AS the summer holidays wind down, the world is again moving into the financial Hurricane Season, which coincides uncannily with the meteorological hurricane season in the North Atlantic every autumn.

Reuters

Most great financial crises have occurred in the six weeks from late August to mid-October.

This year, exactly on cue, the seasonal risks are again building up: war in the Middle East; a watershed decision in US monetary policy, plus the announcement of a new Fed chairman; a German election that could make or break the euro; the long-awaited “third arrow” of Shinzo Abe’s Japanese reform programme; another internecine conflict over the US budget and Treasury debt limit that could result in a government shutdown or even a temporary default. And I am not even counting probable policy upheavals in China, India, Brazil, Indonesia, Turkey and other crisis-ridden emerging economies, whose timing is less certain, but which could also fall within the next few months.

The consolation is that confidence is likely to return to the world economy and financial markets if the political and financial storms blow over without too much damage.

While Syria is the most frightening, it is also the easiest to dismiss. To say this is not to belittle the carnage and human suffering in Syria; it is simply to recognise that war in the Middle East is effectively a continuation of the permanent status quo. The Middle East has been at war almost continuously for over 50 years, since the Suez Crisis, and internecine fighting will probably continue for many more years or even decades, as it did in Europe during the religious conflicts of the 16th and 17th centuries. Neither the global oil supply nor the balance of power between Sunni and Shi’ite Muslims is likely to be significantly affected by whatever action the US may or may not take — and that is what matters for global economics and geopolitics. Once the missiles have exploded, therefore, financial markets will probably enjoy a relief rally, as they usually do after military engagements in the Middle East.

The German election on September 22 now seems equally predictable. Optimists once hoped this election would usher in a period of more collaborative German leadership. Conversely, skeptics predicted financial and political crises once the new German government was revealed to be no less stubborn than the old one in blocking compromises on bank bailouts and fiscal targets. Recently, however, both positive and negative expectations have been deflated by the blandness of the German campaign, combined with the modest improvement in Europe’s economic conditions. The main worry now for investors in Germany is no longer about the outcome of the election, but simply about how other investors will react after September 22.
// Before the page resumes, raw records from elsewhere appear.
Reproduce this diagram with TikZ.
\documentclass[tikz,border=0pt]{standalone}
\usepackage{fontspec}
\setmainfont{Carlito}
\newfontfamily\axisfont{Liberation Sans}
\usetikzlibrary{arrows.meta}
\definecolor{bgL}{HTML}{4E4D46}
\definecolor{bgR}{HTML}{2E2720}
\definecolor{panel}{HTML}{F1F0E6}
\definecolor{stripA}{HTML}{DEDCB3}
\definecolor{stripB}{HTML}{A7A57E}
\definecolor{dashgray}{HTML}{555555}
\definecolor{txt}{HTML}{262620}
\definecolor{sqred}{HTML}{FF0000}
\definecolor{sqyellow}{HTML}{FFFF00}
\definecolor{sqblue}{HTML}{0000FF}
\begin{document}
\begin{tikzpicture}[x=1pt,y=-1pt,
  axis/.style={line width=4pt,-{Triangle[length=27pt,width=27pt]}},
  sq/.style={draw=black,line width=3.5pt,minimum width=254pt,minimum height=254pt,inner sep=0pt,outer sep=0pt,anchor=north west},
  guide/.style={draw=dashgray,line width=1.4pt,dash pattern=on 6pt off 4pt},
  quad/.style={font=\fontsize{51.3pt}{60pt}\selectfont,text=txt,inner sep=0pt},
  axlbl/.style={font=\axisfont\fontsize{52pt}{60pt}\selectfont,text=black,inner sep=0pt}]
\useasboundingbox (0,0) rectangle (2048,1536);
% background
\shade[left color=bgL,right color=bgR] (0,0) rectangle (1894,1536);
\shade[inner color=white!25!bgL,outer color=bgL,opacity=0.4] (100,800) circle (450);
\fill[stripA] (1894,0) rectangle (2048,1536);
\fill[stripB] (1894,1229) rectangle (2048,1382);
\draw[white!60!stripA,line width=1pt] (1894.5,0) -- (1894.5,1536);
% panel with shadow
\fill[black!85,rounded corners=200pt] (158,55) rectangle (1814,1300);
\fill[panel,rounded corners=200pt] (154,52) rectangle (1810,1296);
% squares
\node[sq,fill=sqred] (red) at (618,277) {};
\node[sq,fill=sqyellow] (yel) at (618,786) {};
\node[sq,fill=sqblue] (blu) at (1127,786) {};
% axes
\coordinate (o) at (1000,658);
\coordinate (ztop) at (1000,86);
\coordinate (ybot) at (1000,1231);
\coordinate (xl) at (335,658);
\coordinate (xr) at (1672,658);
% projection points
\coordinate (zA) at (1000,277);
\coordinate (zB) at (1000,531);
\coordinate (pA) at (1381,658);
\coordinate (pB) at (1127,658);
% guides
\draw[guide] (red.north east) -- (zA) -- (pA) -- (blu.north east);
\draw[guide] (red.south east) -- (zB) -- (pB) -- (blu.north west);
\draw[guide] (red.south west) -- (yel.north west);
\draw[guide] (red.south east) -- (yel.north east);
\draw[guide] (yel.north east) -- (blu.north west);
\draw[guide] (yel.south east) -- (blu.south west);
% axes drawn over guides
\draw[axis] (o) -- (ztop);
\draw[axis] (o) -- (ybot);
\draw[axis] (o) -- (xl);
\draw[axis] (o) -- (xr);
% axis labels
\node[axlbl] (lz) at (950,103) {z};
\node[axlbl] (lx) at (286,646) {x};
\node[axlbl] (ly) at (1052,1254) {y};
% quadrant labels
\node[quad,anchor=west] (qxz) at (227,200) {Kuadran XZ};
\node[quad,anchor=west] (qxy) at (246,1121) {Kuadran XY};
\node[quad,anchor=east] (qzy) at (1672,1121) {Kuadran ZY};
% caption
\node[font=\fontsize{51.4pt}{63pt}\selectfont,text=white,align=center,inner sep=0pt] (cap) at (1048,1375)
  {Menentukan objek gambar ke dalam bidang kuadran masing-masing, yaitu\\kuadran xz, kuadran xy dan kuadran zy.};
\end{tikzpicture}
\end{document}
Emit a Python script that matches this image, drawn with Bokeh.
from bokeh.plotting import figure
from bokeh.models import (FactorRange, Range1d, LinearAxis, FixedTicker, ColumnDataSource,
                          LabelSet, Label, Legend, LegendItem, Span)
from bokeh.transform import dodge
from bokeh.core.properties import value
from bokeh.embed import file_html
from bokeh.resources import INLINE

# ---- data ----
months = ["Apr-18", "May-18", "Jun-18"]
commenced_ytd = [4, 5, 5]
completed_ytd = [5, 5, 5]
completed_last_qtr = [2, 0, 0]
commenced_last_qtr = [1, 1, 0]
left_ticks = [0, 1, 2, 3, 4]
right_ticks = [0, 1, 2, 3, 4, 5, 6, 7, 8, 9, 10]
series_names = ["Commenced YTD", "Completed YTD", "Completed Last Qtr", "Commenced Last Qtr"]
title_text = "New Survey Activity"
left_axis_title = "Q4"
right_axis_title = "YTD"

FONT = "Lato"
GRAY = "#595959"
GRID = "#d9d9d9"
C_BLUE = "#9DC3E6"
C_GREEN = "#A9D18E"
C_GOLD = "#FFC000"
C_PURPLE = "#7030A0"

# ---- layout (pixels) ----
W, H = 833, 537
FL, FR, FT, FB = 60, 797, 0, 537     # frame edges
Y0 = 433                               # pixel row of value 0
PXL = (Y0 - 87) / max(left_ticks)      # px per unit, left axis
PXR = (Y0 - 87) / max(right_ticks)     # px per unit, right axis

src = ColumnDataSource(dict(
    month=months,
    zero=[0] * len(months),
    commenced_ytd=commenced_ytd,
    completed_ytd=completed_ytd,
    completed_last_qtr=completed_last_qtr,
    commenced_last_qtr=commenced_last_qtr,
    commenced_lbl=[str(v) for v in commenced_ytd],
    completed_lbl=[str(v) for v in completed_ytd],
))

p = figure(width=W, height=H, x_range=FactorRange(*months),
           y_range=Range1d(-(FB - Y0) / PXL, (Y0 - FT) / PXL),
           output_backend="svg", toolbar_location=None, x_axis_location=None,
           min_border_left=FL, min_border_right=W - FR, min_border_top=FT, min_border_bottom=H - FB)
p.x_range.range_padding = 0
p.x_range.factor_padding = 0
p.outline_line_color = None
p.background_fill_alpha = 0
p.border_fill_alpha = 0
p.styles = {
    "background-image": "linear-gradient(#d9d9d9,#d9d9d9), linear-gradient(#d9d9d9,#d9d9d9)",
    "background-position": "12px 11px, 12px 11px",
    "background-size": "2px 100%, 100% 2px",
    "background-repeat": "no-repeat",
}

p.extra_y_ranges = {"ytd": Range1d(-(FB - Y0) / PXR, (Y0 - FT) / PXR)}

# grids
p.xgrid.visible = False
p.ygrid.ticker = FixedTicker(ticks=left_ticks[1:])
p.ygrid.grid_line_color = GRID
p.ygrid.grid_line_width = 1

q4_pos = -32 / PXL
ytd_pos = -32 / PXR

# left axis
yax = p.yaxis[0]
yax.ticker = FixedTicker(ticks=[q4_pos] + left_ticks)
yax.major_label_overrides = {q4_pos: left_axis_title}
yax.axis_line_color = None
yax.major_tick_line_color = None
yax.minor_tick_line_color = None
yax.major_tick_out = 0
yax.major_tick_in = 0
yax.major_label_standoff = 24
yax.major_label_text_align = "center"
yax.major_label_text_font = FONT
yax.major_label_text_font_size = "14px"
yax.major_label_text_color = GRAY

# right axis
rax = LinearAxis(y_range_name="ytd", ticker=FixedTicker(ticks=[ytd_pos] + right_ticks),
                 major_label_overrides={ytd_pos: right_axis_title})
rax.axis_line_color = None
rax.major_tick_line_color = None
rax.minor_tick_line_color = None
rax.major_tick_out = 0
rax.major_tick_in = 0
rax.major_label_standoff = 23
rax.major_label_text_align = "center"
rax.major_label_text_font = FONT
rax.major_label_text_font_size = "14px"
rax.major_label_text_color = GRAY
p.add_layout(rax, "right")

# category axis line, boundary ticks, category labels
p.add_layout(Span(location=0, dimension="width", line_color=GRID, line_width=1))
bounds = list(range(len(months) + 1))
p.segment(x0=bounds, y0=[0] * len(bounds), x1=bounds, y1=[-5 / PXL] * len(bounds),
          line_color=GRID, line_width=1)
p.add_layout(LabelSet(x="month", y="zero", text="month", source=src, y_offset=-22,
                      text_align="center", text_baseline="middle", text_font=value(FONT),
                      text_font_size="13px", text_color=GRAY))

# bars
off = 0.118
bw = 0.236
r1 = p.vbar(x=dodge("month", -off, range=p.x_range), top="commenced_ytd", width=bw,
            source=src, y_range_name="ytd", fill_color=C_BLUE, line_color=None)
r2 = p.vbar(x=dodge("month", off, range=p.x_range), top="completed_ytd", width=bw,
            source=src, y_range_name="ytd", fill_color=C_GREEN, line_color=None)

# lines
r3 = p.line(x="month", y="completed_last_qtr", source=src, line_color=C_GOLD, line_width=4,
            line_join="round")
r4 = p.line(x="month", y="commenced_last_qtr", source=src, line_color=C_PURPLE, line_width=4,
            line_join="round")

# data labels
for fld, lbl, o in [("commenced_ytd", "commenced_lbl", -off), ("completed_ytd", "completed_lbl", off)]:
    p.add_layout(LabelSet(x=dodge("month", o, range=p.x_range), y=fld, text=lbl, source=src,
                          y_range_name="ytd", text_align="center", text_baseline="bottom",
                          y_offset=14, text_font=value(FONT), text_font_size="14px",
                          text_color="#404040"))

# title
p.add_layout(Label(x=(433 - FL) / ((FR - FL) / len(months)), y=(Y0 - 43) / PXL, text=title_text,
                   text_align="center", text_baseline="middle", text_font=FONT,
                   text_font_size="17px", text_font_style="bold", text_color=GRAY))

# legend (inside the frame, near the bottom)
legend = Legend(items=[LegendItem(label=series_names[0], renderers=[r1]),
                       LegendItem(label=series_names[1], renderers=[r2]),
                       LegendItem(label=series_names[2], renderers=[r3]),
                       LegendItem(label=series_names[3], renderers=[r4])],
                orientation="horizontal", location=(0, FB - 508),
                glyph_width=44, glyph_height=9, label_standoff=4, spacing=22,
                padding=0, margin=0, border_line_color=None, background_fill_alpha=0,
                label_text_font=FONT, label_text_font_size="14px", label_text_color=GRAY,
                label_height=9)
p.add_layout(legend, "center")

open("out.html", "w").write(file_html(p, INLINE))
In Japan, by contrast, the policy outlook is genuinely uncertain. Shinzo Abe could use the new Diet session starting next month to announce significant structural reforms, backed by further monetary and fiscal stimulus. Japan would then enjoy an accelerating recovery and probably a continuation of the bull market that began last November. On the other hand, Abe could lose his nerve and fail to deliver reforms. In that case Japan would sink back into economic torpor — and the rest of the world would revert to simply ignoring Japan, as it has for the past decade.

That option will not be available if events in the US veer off course — which brings me to the main source of financial and economic uncertainty this autumn, a confluence of four closely-related events in Washington: the monthly employment report on September 6; the Fed’s decision on monetary tapering on September 18; the announcement of a new Fed chairman around the same time; and the Congressional vote on Treasury debt limits by mid-October.

A very weak payroll report, with employment growth of under 100 000, would stir serious worries about the tapering decision two weeks later — about whether the Fed would actually dial back monetary expansion and about whether such a decision could be dangerously premature. A big number, on the other hand, would guarantee tapering and also provide some reassurance that the US economy could withstand this move.